Information shown =
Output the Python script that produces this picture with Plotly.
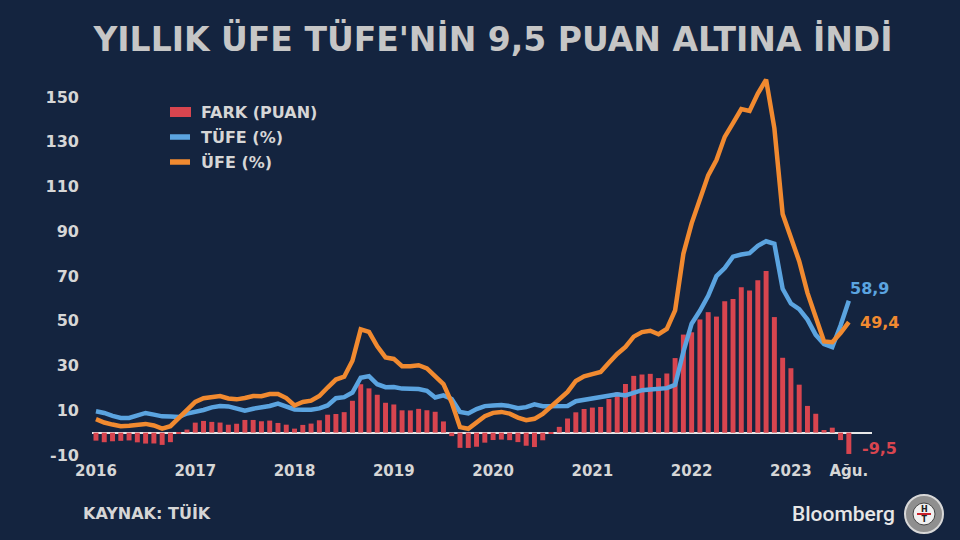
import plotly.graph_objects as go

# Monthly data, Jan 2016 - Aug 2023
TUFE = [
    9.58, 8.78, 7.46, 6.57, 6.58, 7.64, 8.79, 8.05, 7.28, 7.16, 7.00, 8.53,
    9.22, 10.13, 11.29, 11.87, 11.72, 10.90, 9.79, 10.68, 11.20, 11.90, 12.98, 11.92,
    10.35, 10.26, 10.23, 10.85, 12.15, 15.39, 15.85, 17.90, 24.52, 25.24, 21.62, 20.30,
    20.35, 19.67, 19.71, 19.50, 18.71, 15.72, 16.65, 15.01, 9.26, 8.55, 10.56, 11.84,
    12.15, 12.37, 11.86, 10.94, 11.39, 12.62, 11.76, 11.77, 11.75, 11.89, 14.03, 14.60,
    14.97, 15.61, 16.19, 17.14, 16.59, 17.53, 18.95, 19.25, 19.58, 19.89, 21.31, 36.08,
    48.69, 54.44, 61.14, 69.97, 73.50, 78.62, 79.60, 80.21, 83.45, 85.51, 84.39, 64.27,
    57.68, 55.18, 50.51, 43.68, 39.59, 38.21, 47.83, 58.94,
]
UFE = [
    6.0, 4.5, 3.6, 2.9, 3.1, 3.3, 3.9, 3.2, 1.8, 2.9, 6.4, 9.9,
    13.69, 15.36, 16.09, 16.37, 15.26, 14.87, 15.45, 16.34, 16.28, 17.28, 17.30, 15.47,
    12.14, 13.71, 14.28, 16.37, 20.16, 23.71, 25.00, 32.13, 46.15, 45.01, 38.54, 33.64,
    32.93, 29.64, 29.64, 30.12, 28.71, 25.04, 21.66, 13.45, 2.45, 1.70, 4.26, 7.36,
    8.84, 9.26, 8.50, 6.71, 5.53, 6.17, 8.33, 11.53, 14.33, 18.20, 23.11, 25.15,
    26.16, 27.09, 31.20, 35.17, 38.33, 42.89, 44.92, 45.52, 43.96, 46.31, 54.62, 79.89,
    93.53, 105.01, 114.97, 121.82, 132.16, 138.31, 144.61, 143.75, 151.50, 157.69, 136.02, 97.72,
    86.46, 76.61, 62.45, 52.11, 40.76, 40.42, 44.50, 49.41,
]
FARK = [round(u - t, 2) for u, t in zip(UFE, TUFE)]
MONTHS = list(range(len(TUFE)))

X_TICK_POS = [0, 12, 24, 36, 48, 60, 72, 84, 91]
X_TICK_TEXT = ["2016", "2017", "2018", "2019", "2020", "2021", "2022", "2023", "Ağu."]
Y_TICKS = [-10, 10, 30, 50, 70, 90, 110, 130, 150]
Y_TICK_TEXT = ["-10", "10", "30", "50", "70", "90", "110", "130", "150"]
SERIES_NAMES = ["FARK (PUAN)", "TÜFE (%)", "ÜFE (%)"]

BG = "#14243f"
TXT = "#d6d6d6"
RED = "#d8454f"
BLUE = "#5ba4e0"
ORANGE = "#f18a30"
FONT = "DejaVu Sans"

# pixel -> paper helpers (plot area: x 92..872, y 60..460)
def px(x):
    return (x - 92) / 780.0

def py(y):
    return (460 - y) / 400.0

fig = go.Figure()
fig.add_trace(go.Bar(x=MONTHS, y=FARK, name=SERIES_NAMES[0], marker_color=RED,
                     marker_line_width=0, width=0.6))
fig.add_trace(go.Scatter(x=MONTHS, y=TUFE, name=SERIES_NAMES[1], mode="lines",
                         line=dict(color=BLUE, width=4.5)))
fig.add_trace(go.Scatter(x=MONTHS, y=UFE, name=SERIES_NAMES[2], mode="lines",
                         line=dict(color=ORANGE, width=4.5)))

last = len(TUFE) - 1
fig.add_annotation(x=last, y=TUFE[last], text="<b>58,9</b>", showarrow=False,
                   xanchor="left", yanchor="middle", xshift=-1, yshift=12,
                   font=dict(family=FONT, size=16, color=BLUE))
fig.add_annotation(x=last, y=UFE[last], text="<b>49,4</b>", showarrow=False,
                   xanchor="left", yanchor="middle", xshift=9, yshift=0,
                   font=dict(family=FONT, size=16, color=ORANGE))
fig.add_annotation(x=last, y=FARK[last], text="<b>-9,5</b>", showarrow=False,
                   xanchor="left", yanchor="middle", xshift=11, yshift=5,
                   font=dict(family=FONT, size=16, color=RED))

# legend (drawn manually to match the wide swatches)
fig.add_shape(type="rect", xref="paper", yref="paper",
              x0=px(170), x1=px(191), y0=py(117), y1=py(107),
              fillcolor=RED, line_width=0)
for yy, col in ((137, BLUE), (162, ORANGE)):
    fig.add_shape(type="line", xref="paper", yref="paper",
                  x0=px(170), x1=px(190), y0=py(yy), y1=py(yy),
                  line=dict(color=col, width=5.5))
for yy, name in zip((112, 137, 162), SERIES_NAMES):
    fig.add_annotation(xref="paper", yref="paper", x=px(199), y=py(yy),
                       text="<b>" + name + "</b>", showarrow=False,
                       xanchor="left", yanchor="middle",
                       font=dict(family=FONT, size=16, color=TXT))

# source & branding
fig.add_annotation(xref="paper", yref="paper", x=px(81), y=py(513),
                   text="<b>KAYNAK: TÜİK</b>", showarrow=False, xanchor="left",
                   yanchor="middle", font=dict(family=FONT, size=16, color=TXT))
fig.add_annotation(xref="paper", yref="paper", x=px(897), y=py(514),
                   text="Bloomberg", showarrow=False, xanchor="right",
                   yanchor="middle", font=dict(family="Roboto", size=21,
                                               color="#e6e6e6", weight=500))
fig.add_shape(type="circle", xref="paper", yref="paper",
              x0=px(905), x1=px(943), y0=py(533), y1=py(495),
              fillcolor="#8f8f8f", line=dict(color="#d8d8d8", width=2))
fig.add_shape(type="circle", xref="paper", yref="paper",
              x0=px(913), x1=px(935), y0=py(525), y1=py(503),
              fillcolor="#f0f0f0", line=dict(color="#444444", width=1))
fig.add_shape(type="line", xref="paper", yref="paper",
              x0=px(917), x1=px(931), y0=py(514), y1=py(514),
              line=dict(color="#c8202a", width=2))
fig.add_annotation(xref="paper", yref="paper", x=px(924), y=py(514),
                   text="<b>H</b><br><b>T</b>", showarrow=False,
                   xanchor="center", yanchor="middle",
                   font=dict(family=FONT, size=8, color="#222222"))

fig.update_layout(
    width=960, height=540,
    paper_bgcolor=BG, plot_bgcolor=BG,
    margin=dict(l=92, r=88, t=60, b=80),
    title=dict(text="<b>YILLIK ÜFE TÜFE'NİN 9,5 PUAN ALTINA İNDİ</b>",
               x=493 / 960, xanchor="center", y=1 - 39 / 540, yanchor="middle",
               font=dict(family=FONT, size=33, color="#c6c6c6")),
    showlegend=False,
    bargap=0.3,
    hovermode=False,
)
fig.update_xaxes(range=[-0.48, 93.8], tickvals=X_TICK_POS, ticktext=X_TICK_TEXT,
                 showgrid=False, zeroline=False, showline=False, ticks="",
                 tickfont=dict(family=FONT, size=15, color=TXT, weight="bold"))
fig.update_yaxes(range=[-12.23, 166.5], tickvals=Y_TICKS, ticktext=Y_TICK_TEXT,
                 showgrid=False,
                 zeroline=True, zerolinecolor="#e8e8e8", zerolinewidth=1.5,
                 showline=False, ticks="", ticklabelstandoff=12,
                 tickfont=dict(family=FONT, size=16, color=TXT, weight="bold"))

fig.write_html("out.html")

Directions =
Reproduce the material above exactly, first line through the line that contains "import plotly.graph_objects as go", minus the pictures.

Task result =
Output the Python script that produces this picture with Plotly.
import plotly.graph_objects as go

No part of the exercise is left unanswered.